Is Wrought Iron Worth the Investment? A Quick Comparison
Wrought iron (or high-quality steel) is often a premium choice. So, how does it stack up against other common railing materials? This table puts it in perspective, helping you decide if it’s the right long-term value for you.
| Material | Initial Cost | Durability | Maintenance | Aesthetic |
|---|---|---|---|---|
| Wrought Iron/Steel | High | Extremely High (Generational) | Low (with proper finish) | Classic, strong, customizable |
| Aluminum | Moderate | High (Doesn’t rust) | Very Low | Modern, lightweight, less strong |
| Wood | Low to Moderate | Moderate (Prone to rot/insects) | High (Staining/sealing needed) | Warm, traditional, versatile |
| Vinyl/Composite | Low to Moderate | High (Can crack/fade) | Very Low | Clean, modern, limited styles |
Frequently Asked Questions
How much more does custom wrought iron work cost?
True custom, hand-forged work can easily double or triple the cost per linear foot compared to a railing assembled from stock components.
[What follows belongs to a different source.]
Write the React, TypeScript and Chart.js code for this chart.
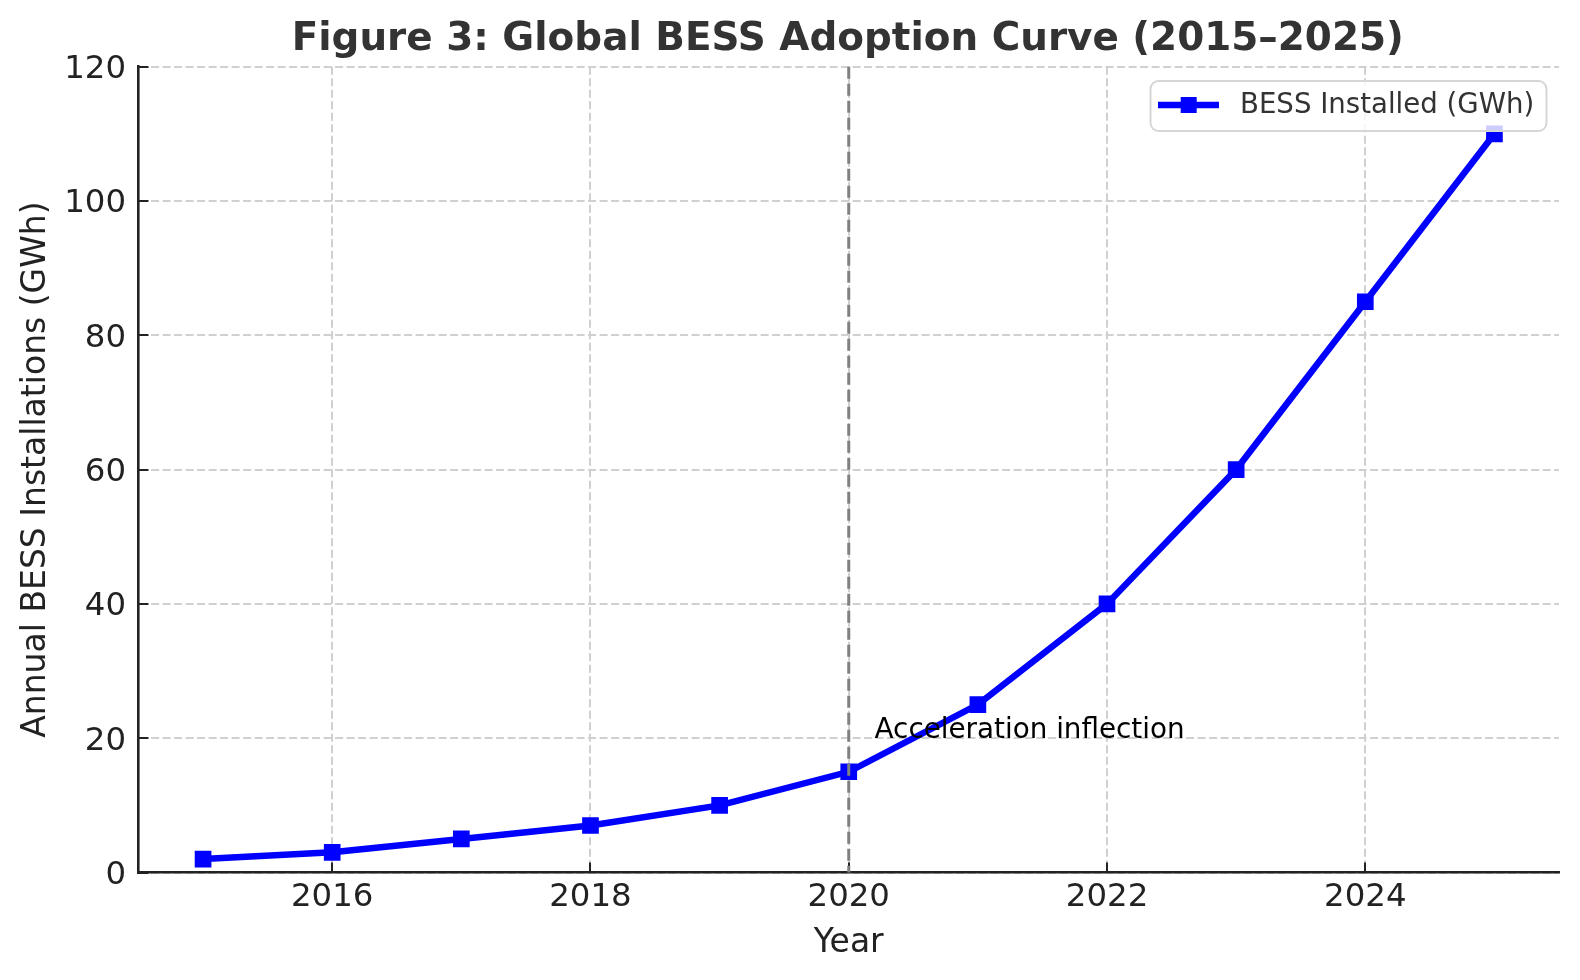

This is because you are paying for the artisan’s design time and highly skilled labor to create a one-of-a-kind piece.
Can I save money by installing the railing myself?
For a very simple, straight railing on a wood surface, a skilled DIYer might save on installation costs. However, for staircases, masonry, or any complex installation, the risk of improper, unsafe installation far outweighs the potential savings. We highly recommend a professional for most projects.
How long will my wrought iron railing last?
With a proper finish like powder coating and minimal maintenance, a well-made steel or iron railing can easily last a lifetime. Many historic wrought iron railings are still standing strong after more than a century.
Is powder coating really necessary for an interior railing?
It’s not strictly necessary, but it’s highly recommended. A high-quality painted finish is often sufficient for interior railings as they aren’t exposed to rain and extreme temperature swings. However, powder coating provides a much more durable, chip-resistant surface that will stand up better to the wear and tear of daily life.